= Red Menace (New Mexico Lobos) =

Bleacher section

The Red Menace is the name of the bleacher section behind the North end zone in University Stadium, the home field of the New Mexico Lobos. It is known for having some of the most-rabid fans in the Mountain West Conference.

==History==
Following the expansion and renovation of the north end of the stadium in 2001, which included a new bleacher section around the north end zone that held 5,700 additional fans. The idea was to establish a fanatical tradition at University Stadium. The idea of a group of fans sitting in that section, patterning it after the Cleveland Browns’ “Dawg Pound,” originated on Cherrysilver.com, a Web site for UNM athletics fans. The response was immediate, and soon, “The Red Menace” numbered in the hundreds. Lee Roy Lucero and fellow Cherrysilver.com operator Dom Zarella began working with the athletics department to sell tickets for the group at a discounted rate and they advertised it on their Web site.

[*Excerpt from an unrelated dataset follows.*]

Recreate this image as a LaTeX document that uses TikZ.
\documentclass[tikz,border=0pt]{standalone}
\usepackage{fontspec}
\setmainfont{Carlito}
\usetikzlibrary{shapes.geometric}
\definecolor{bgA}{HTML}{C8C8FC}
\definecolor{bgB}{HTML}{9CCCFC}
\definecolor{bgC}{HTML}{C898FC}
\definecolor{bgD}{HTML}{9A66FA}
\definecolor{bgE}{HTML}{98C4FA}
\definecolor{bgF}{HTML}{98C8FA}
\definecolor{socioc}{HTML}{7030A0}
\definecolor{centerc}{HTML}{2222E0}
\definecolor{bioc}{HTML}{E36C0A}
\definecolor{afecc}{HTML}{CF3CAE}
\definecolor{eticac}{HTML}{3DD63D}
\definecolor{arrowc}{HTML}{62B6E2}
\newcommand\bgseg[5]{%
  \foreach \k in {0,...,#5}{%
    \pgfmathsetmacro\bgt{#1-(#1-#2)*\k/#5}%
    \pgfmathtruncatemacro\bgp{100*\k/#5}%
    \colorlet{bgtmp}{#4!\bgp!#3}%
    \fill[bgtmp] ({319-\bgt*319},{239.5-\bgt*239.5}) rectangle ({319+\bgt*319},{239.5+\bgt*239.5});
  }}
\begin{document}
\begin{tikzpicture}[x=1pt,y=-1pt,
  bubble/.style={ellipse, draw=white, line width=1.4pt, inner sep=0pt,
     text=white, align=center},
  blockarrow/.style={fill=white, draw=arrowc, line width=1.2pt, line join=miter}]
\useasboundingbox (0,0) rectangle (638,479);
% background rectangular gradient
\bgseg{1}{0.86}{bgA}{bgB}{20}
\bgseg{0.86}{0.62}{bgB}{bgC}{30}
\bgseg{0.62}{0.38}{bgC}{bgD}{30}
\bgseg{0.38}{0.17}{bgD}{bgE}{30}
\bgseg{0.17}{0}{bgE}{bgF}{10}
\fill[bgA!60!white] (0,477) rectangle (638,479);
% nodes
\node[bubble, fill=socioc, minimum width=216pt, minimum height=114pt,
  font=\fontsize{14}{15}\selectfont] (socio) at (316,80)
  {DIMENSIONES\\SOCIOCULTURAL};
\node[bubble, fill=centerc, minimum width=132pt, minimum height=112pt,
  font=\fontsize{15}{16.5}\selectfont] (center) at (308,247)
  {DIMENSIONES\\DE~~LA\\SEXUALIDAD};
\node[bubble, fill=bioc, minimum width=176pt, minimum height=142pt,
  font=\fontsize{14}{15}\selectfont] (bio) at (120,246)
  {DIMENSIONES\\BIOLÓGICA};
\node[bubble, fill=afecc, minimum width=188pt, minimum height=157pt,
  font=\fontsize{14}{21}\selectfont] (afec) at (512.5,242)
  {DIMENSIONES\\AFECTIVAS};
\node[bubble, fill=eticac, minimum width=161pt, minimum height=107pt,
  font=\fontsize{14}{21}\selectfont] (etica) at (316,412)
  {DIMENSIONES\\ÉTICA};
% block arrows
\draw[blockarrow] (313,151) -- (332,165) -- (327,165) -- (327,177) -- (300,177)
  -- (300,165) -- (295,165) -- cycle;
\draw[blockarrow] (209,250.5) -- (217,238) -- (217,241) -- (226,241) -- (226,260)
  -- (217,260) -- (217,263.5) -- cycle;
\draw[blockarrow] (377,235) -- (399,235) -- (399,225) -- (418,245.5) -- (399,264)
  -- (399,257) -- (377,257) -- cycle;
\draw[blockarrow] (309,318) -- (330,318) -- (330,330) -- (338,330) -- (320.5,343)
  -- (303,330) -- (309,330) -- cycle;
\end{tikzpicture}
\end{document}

After year three TheRedMenace.com started attending Lobo football practices and writing daily reports becoming the first media outlet in the state of New Mexico to take such an active interest in UNM football. Since that time TRM as it is affectionately known has published thousands of practice, game, and recruiting reports interviewing thousands of players.

==Notoriety==
Red Menace fans carry a notorious reputation for their fondness of face-painting, colorful attire, and barking like a dog for approximately three straight hours. In addition, University of New Mexico football players participate in the famous “Lobo Leap”, where the players leap and celebrate with the fans following every game.

TheRedMenace.com is celebrating their 15th year in existence with Lee Roy Lucero still at the helm. His writers include Wes Henderson and Rudy Chavez.